* INSTRUCTION
The listing below begins with the first line you should copy; stop after the line containing "const TEXT = '#2b2b2b'", and drop every picture.

--- start DATA EXTRACT ---

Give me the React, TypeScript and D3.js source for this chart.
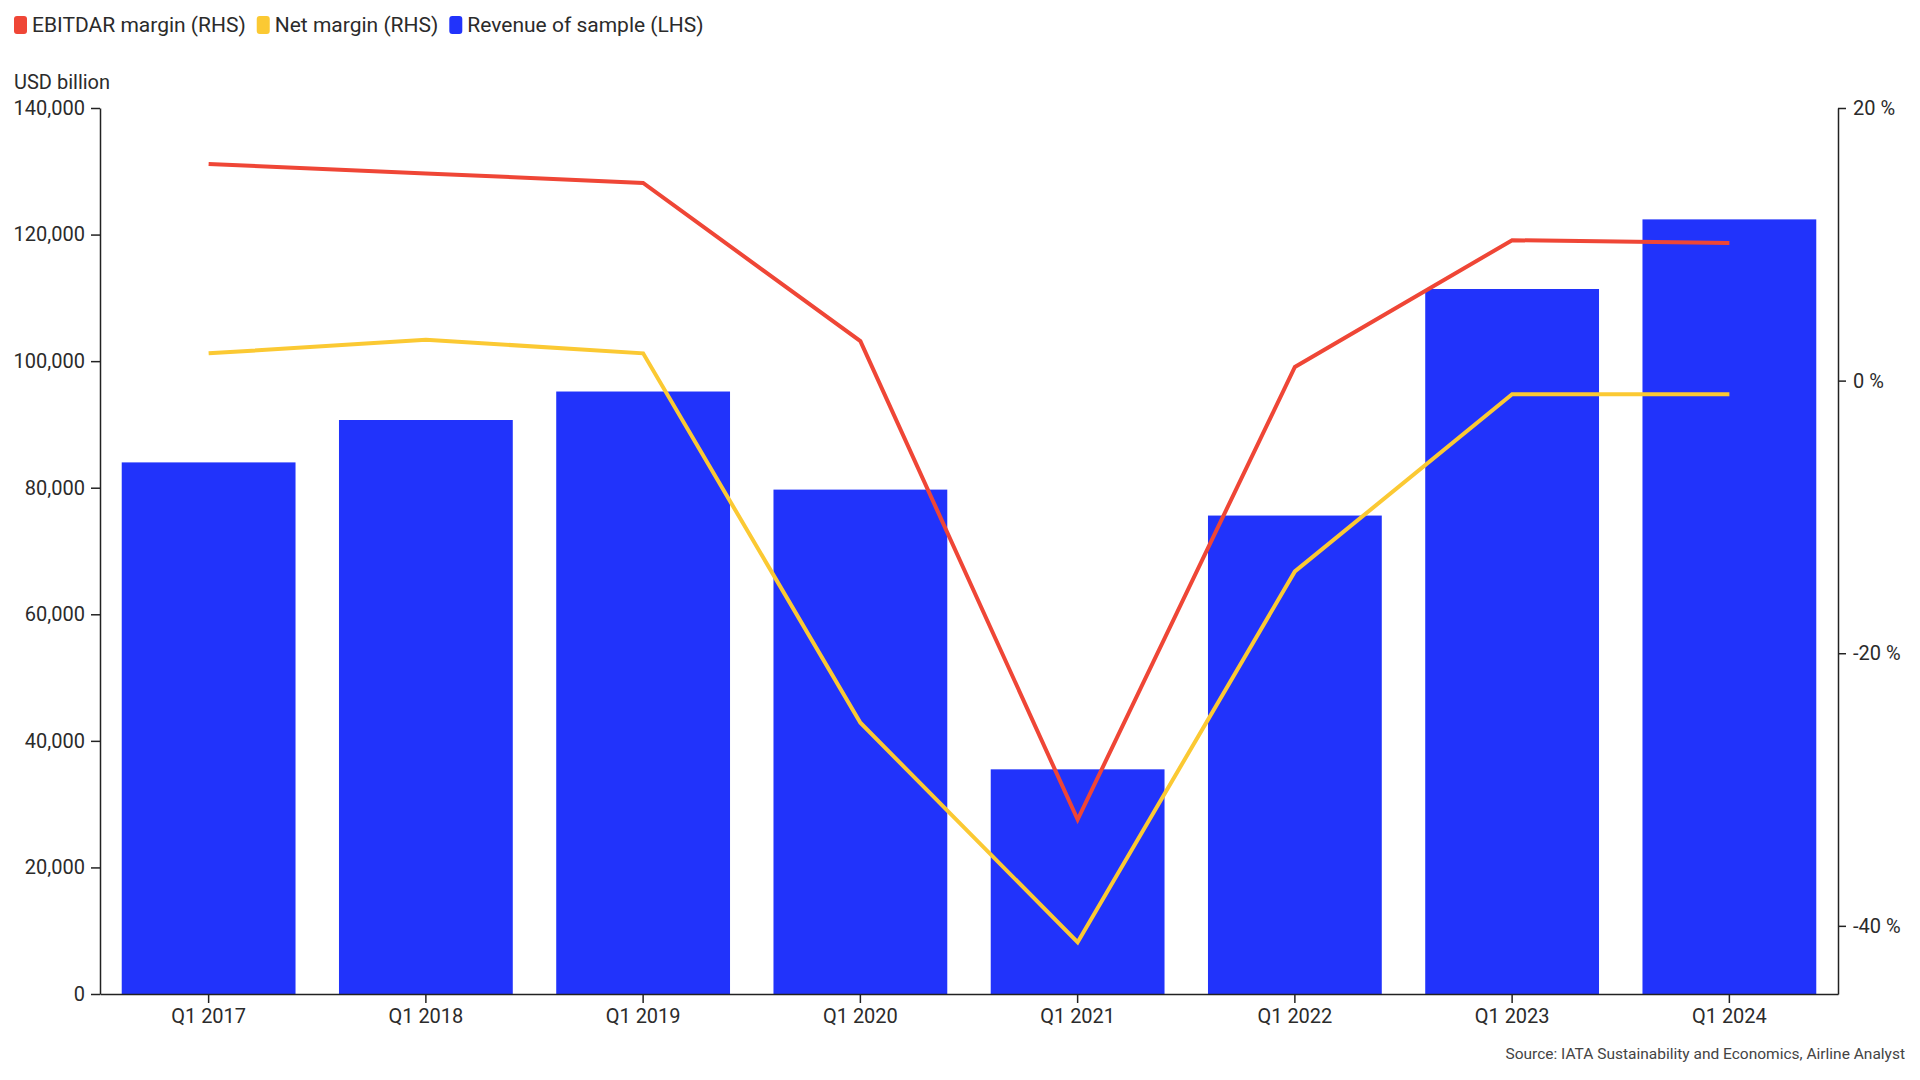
import { useEffect, useRef } from 'react'
import * as d3 from 'd3'

const quarters = ['Q1 2017', 'Q1 2018', 'Q1 2019', 'Q1 2020', 'Q1 2021', 'Q1 2022', 'Q1 2023', 'Q1 2024']
const revenue = [84000, 90700, 95200, 79700, 35500, 75600, 111400, 122400]
const ebitdarMargin = [15.9, 15.2, 14.5, 2.9, -32.2, 1.0, 10.3, 10.1]
const netMargin = [2.0, 3.0, 2.0, -25.1, -41.2, -14.0, -1.0, -1.0]
const leftTicks = [0, 20000, 40000, 60000, 80000, 100000, 120000, 140000]
const rightTicks = [20, 0, -20, -40]

const legendItems = [
  { label: 'EBITDAR margin (RHS)', color: '#ef4636' },
  { label: 'Net margin (RHS)', color: '#fbc933' },
  { label: 'Revenue of sample (LHS)', color: '#2133fb' },
]

const FONT = 'Roboto, sans-serif'
const TEXT = '#2b2b2b'

export default function App() {
  const svgRef = useRef<SVGSVGElement>(null)

  useEffect(() => {
    if (!svgRef.current) return
    document.body.style.margin = '0'

    const W = 1920
    const H = 1080
    const margin = { top: 108, right: 82, bottom: 86, left: 100 }
    const innerW = W - margin.left - margin.right
    const innerH = H - margin.top - margin.bottom

    d3.select(svgRef.current).selectAll('*').remove()

    const root = d3.select(svgRef.current)
      .attr('width', W)
      .attr('height', H)
      .style('font-family', FONT)

    root.append('rect').attr('width', W).attr('height', H).attr('fill', '#fff')

    const svg = root.append('g')
      .attr('transform', `translate(${margin.left},${margin.top})`)

    // Scales
    const x = d3.scaleBand<string>()
      .domain(quarters)
      .range([0, innerW])
      .paddingInner(0.2)
      .paddingOuter(0.1)

    const yLeft = d3.scaleLinear().domain([0, 140000]).range([innerH, 0])
    const yRight = d3.scaleLinear().domain([-45, 20]).range([innerH, 0])

    // Bars
    svg.selectAll('rect.bar')
      .data(quarters)
      .join('rect')
      .attr('class', 'bar')
      .attr('x', d => x(d)!)
      .attr('width', x.bandwidth())
      .attr('y', (_, i) => yLeft(revenue[i]))
      .attr('height', (_, i) => innerH - yLeft(revenue[i]))
      .attr('fill', '#2133fb')

    // Lines
    const line = d3.line<number>()
      .x((_, i) => x(quarters[i])! + x.bandwidth() / 2)
      .y(d => yRight(d))

    svg.append('path')
      .datum(ebitdarMargin)
      .attr('fill', 'none')
      .attr('stroke', '#ef4636')
      .attr('stroke-width', 4)
      .attr('d', line)

    svg.append('path')
      .datum(netMargin)
      .attr('fill', 'none')
      .attr('stroke', '#fbc933')
      .attr('stroke-width', 4)
      .attr('d', line)

    // Axes
    const styleAxis = (g: d3.Selection<SVGGElement, unknown, null, undefined>) => {
      g.selectAll('.domain').attr('stroke', '#222').attr('stroke-width', 1.5)
      g.selectAll('.tick line').attr('stroke', '#222').attr('stroke-width', 1.5)
      g.selectAll('.tick text')
        .attr('fill', TEXT)
        .attr('font-size', 20)
        .attr('font-family', FONT)
    }

    svg.append('g')
      .attr('transform', `translate(0,${innerH})`)
      .call(d3.axisBottom(x).tickSize(9).tickSizeOuter(0).tickPadding(6))
      .call(styleAxis)

    svg.append('g')
      .call(d3.axisLeft(yLeft).tickValues(leftTicks).tickSize(9).tickSizeOuter(0).tickPadding(6)
        .tickFormat(d => d3.format(',')(d as number)))
      .call(styleAxis)

    svg.append('g')
      .attr('transform', `translate(${innerW},0)`)
      .call(d3.axisRight(yRight).tickValues(rightTicks).tickSize(8).tickSizeOuter(0).tickPadding(7)
        .tickFormat(d => `${d} %`))
      .call(styleAxis)

    // Unit label
    root.append('text')
      .attr('x', 14)
      .attr('y', 89)
      .attr('fill', TEXT)
      .attr('font-size', 20)
      .text('USD billion')

    // Legend
    let lx = 14
    legendItems.forEach(item => {
      root.append('rect')
        .attr('x', lx)
        .attr('y', 16)
        .attr('width', 13)
        .attr('height', 18)
        .attr('rx', 3)
        .attr('fill', item.color)
      const t = root.append('text')
        .attr('x', lx + 18)
        .attr('y', 32)
        .attr('fill', TEXT)
        .attr('font-size', 21)
        .text(item.label)
      const w = (t.node() as SVGTextElement).getComputedTextLength()
      lx += 18 + w + 11
    })

    // Source
    root.append('text')
      .attr('x', 1905)
      .attr('y', 1059)
      .attr('text-anchor', 'end')
      .attr('fill', '#444')
      .attr('font-size', 15.5)
      .text('Source: IATA Sustainability and Economics, Airline Analyst')
  }, [])

  return (
    <div style={{ width: 1920, height: 1080 }}>
      <svg ref={svgRef} style={{ display: 'block' }}></svg>
    </div>
  )
}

--- end DATA EXTRACT ---

* RESPONSE TO THIS TASK
Give me the React, TypeScript and D3.js source for this chart.
import { useEffect, useRef } from 'react'
import * as d3 from 'd3'

const quarters = ['Q1 2017', 'Q1 2018', 'Q1 2019', 'Q1 2020', 'Q1 2021', 'Q1 2022', 'Q1 2023', 'Q1 2024']
const revenue = [84000, 90700, 95200, 79700, 35500, 75600, 111400, 122400]
const ebitdarMargin = [15.9, 15.2, 14.5, 2.9, -32.2, 1.0, 10.3, 10.1]
const netMargin = [2.0, 3.0, 2.0, -25.1, -41.2, -14.0, -1.0, -1.0]
const leftTicks = [0, 20000, 40000, 60000, 80000, 100000, 120000, 140000]
const rightTicks = [20, 0, -20, -40]

const legendItems = [
  { label: 'EBITDAR margin (RHS)', color: '#ef4636' },
  { label: 'Net margin (RHS)', color: '#fbc933' },
  { label: 'Revenue of sample (LHS)', color: '#2133fb' },
]

const FONT = 'Roboto, sans-serif'
const TEXT = '#2b2b2b'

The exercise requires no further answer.